Dont they have better things to do like building houses for the locals and Universities instead of investing this huge number in India :bash:


----------



## Dubai_Boy (May 21, 2003)

Aghhhh !


----------



## city of the future (Jul 24, 2004)

thats way too much money maybe 500 million max would be ok


----------



## Dubai-Lover (Jul 4, 2004)

what's the return on investment for such a huge number?


----------



## BigDreamer (Jun 27, 2005)

i think you mean million instead of billion right ? it cant be billion thats insane !


----------



## Dubai-Lover (Jul 4, 2004)

i've never seen a 165km road worth 185 million dirhams
roads are expensive as hell and then there still is that village
billion is correct


----------



## dubaiflo (Jan 3, 2005)

that is way too lot.
but it makes AD 500B for future development sound quite tiny.
nevertheless they should use the money hear instead...!! :bash:


----------



## smussuw (Feb 1, 2004)

yep it is 184 billion.

I really wonderh how does Dubai government bring all that money.


----------



## Taufiq (Oct 14, 2004)

184,000,000,000 AED? That's insane. Doesn't one Burj Dubai cost 10 billion? It better have a huge rate of return.


----------



## city of the future (Jul 24, 2004)

I hope someone from the Gov't steps in and prenvents this stupid act A.D. we need you!


----------



## dubaiflo (Jan 3, 2005)

BD tower is supposed to be around 4B dhs.


----------



## Ben_Burj (Aug 28, 2005)

I expect it to be stretched over a number of years. Like 15 Billion each year for 4 year.


----------



## Krazy (Apr 27, 2004)

i hope there's a typo and they meant million and not billion


----------



## Dubai_Boy (May 21, 2003)

No its billion


----------



## dubaiflo (Jan 3, 2005)

well million is almost too little in contrast.


----------



## magestom (Jan 8, 2005)

How much is that in U.S dollars?


----------



## magestom (Jan 8, 2005)

Does anyone have a link to an actual article that says this??


----------



## smussuw (Feb 1, 2004)

The article is in Arabic so it wouldnt be really useful

184 billion dirhams is more than $50 billion.


----------



## B-Patriot (Mar 30, 2005)

I think the UAE has relatively few investments in Bahrain...They should help us out and spend some of those billions over here...


----------



## Krazy (Apr 27, 2004)

*Emaar in Dh184b India venture
*

Dubai : Dubai-based real estate developer Emaar Properties will invest Dh184 billion to develop a "Knowledge Corridor", an IT community in the Indian state of Andhra Pradesh, an Emaar spokesperson told Gulf News late yesterday.

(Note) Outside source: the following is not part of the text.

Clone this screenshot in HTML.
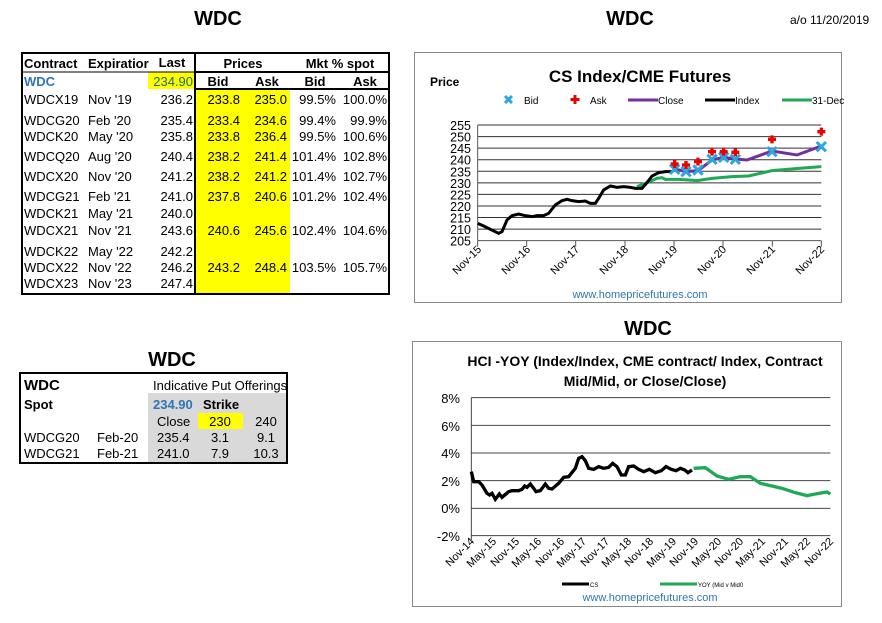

The mixed-use project is a joint initiative by the governments of Dubai and Andhra Pradesh, and Emaar has been entrusted with executing the project. It will be located on the outskirts of the state capital Hyderabad and will comprise office clusters, residential units and associated facilities.

The Knowledge Corridor, which will have a 165 km ring road, is expected to be completed in three years. It will help Dubai-based companies to outsource services in Hyderabad.

A high-ranking Emaar team is currently in Hyderabad, conducting negotiations, he said. The plans for the projects have been completed and approved, and construction is set to begin soon.

The multi-media outsourcing corridor, once set in place, will greatly improve the city's stature as a leading IT hub in South Asia, which has a strong IT human resource base.


----------